Author: Margaret Atwood
Publisher: Houghton Mifflin Harcourt
Currently available for free through Amazon Prime Reading (Kindle edition only). 

Summary: Set in the not-so-distant future, where a religious-based authoritarian government has taken over the United States. Women have been placed into subservient roles & there are strict rules about what they can or cannot do (reading is off the list). And where have all the older women gone?

For the handmaids their job is one of the most important: successfully get pregnant & give birth to a healthy baby. With fertility rates at an all time low these women have the duty to procreate. Other women have their own duties: depending on your income you may have to be all the roles but wealthy & powerful homes have a cook, a maid, & yes, a handmaid.

The handmaid no longer has her name: she is simply referred to as Offred, as in "of Fred". The handmaid before her had the same name & when she is given to a different commander she will take on his first name. The basic fact of losing her name symbolizes how women are stripped of their humanity & power. They are only relevant to their connection with a man.

Why women have agreed to these roles & how the government keeps the people under control is slowly revealed throughout the novel.

I loved this book, which is a strange statement as it's horrifying & completely depressing.
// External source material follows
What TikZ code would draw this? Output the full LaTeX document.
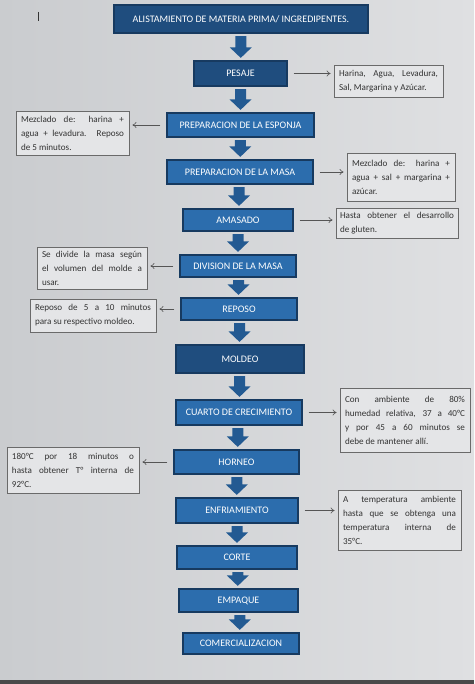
\documentclass[tikz,border=0pt]{standalone}
\usepackage{fontspec}
\setmainfont{Carlito}
\usetikzlibrary{calc,arrows.meta}
\definecolor{bgL}{HTML}{CACCCF}
\definecolor{bgR}{HTML}{DFE0E2}
\definecolor{navy}{HTML}{1F4D7E}
\definecolor{midblue}{HTML}{2C6DAD}
\definecolor{edgeblue}{HTML}{173A60}
\definecolor{sidefill}{HTML}{E4E5E7}
\definecolor{sideedge}{HTML}{6A6A6A}
\definecolor{sidetext}{HTML}{333333}
\definecolor{arrowblue}{HTML}{235A92}
\definecolor{thinarrow}{HTML}{555555}
\definecolor{bottomstrip}{HTML}{4A4A4A}
\hyphenpenalty=10000
\emergencystretch=3em
\tikzset{
  mainbox/.style={draw=edgeblue, line width=1.2pt, fill=midblue, text=white,
    font=\fontsize{10}{12}\selectfont, inner sep=2pt},
  darkbox/.style={mainbox, fill=navy},
  sidebox/.style={draw=sideedge, line width=0.7pt, fill=sidefill, text=sidetext,
    font=\fontsize{9.1}{14}\selectfont, inner xsep=5pt, inner ysep=2pt, align=justify},
  sidearrow/.style={draw=thinarrow, line width=0.6pt, -{To[length=4pt,width=6pt]},
    shorten <=6pt, shorten >=3pt},
  blockfill/.style={fill=arrowblue}
}
\newcommand\flowarrow[2]{%
  \fill[blockfill] let \p1=(#1.south), \p2=(#2.north), \n1={(\x1+\x2)/2} in
    (\n1-5.5pt,\y1-2.5pt) -- (\n1+5.5pt,\y1-2.5pt) -- (\n1+5.5pt,\y2+13pt) -- (\n1+11pt,\y2+13pt)
    -- (\n1,\y2+2.5pt) -- (\n1-11pt,\y2+13pt) -- (\n1-5.5pt,\y2+13pt) -- cycle;}
\begin{document}
\begin{tikzpicture}[x=1pt,y=-1pt]
\useasboundingbox (0,0) rectangle (474,684);
\shade[left color=bgL, right color=bgR] (0,0) rectangle (474,684);
\fill[bottomstrip] (0,680) rectangle (474,684);
\draw[line width=1pt, black!80] (38,12) -- (38,21);

% main chain
\node[darkbox, minimum width=254pt, minimum height=28pt] (alist) at (241,19) {ALISTAMIENTO DE MATERIA PRIMA/ INGREDIPENTES.};
\node[darkbox, minimum width=93pt, minimum height=25pt] (pesaje) at (240.5,73.5) {PESAJE};
\node[mainbox, minimum width=147pt, minimum height=24pt] (esponja) at (240.5,125) {PREPARACION DE LA ESPONJA};
\node[mainbox, minimum width=146pt, minimum height=24pt] (masa) at (240,172) {PREPARACION DE LA MASA};
\node[mainbox, minimum width=110pt, minimum height=22pt] (amasado) at (238,220) {AMASADO};
\node[mainbox, minimum width=116pt, minimum height=22pt] (division) at (238,266) {DIVISION DE LA MASA};
\node[mainbox, minimum width=116pt, minimum height=22pt] (reposo) at (239,309) {REPOSO};
\node[darkbox, minimum width=128pt, minimum height=28pt] (moldeo) at (240,359) {MOLDEO};
\node[mainbox, minimum width=126pt, minimum height=25pt] (cuarto) at (239,412.5) {CUARTO DE CRECIMIENTO};
\node[mainbox, minimum width=125pt, minimum height=24pt] (horneo) at (236.5,462) {HORNEO};
\node[mainbox, minimum width=122pt, minimum height=25pt] (enfria) at (237,510.5) {ENFRIAMIENTO};
\node[mainbox, minimum width=120pt, minimum height=23pt] (corte) at (237,557.5) {CORTE};
\node[mainbox, minimum width=119pt, minimum height=23pt] (empaque) at (238.5,600.5) {EMPAQUE};
\node[mainbox, minimum width=116pt, minimum height=21pt] (comerc) at (241,643.5) {COMERCIALIZACION};

\flowarrow{alist}{pesaje}
\flowarrow{pesaje}{esponja}
\flowarrow{esponja}{masa}
\flowarrow{masa}{amasado}
\flowarrow{amasado}{division}
\flowarrow{division}{reposo}
\flowarrow{reposo}{moldeo}
\flowarrow{moldeo}{cuarto}
\flowarrow{cuarto}{horneo}
\flowarrow{horneo}{enfria}
\flowarrow{enfria}{corte}
\flowarrow{corte}{empaque}
\flowarrow{empaque}{comerc}

% side notes
\node[sidebox, text width=99pt, minimum height=32pt] (s1) at (388.5,81) {Harina, Agua, Levadura,\linebreak Sal, Margarina y Azúcar.};
\node[sidebox, text width=103pt, minimum height=44pt] (s2) at (72.5,133) {Mezclado de: harina +\linebreak agua + levadura. Reposo\linebreak de 5 minutos.};
\node[sidebox, text width=98pt, minimum height=48pt] (s3) at (401,177) {Mezclado de: harina +\linebreak agua + sal + margarina +\linebreak azúcar.};
\node[sidebox, text width=114pt, minimum height=30pt, inner xsep=4pt] (s4) at (397,223) {Hasta obtener el desarrollo\linebreak de gluten.};
\node[sidebox, text width=100pt, minimum height=42pt] (s5) at (92,268) {Se divide la masa según\linebreak el volumen del molde a\linebreak usar.};
\node[sidebox, text width=116pt, minimum height=33pt] (s6) at (93,315.5) {Reposo de 5 a 10 minutos\linebreak para su respectivo moldeo.};
\node[sidebox, text width=120pt, minimum height=64pt] (s7) at (405,420) {Con ambiente de 80\%\linebreak humedad relativa, 37 a 40°C\linebreak y por 45 a 60 minutos se\linebreak debe de mantener allí.};
\node[sidebox, text width=122pt, minimum height=46pt] (s8) at (73,470) {180°C por 18 minutos o\linebreak hasta obtener T° interna de\linebreak 92°C.};
\node[sidebox, text width=113pt, minimum height=60pt] (s9) at (399.5,520.5) {A temperatura ambiente\linebreak hasta que se obtenga una\linebreak temperatura interna de\linebreak 35°C.};

\draw[sidearrow] (pesaje.east) -- (pesaje.east -| s1.west);
\draw[sidearrow] (esponja.west) -- (esponja.west -| s2.east);
\draw[sidearrow] (masa.east) -- (masa.east -| s3.west);
\draw[sidearrow] (amasado.east) -- (amasado.east -| s4.west);
\draw[sidearrow] (division.west) -- (division.west -| s5.east);
\draw[sidearrow] (reposo.west) -- (reposo.west -| s6.east);
\draw[sidearrow] (cuarto.east) -- (cuarto.east -| s7.west);
\draw[sidearrow] (horneo.west) -- (horneo.west -| s8.east);
\draw[sidearrow] (enfria.east) -- (enfria.east -| s9.west);
\end{tikzpicture}
\end{document}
But how the handmaid's tale is slowly unwoven is fascinating, as the reader is given little glimpses of not only her life but how the transition from the America we know to the world she now lives in happened.

There has been a lot of media discussion over the realism of this novel & now that I have read it I understand that commentary but only to an extent. It is chilling how the process is described as it is not nearly as far-fetched as you at first think. It is founded much more in reality than you'd guess based on the summary. However, that reality only goes so far & there are a lot of details of the process that the reader does not get (nor do they really need).

As far as Offred herself I found her to be relateable as she does what I think most women would do in her position. She's not a radical who tries to break free but she also is very independent at her core. Her character is slowly formed throughout the book as she tries to suppress her memories of her old life while battling with her new reality. Her heartbreak was sometimes tough for me to read as I tried to imagine myself in her shoes. I'd recommend not doing that!

I have heard nothing but good reviews of the TV adaptation so am excited to know that there is another season that perhaps goes beyond the novel. That's always risky but the book ended with me wanting more, either of Offred's story, the founding of Gilead, or just stories from other women. There is just so much material there that I want to explore & think the TV show may be an excellent source to build the story on (especially since Atwood is a producer- I'm not sure I'd be so on board without her involvement!).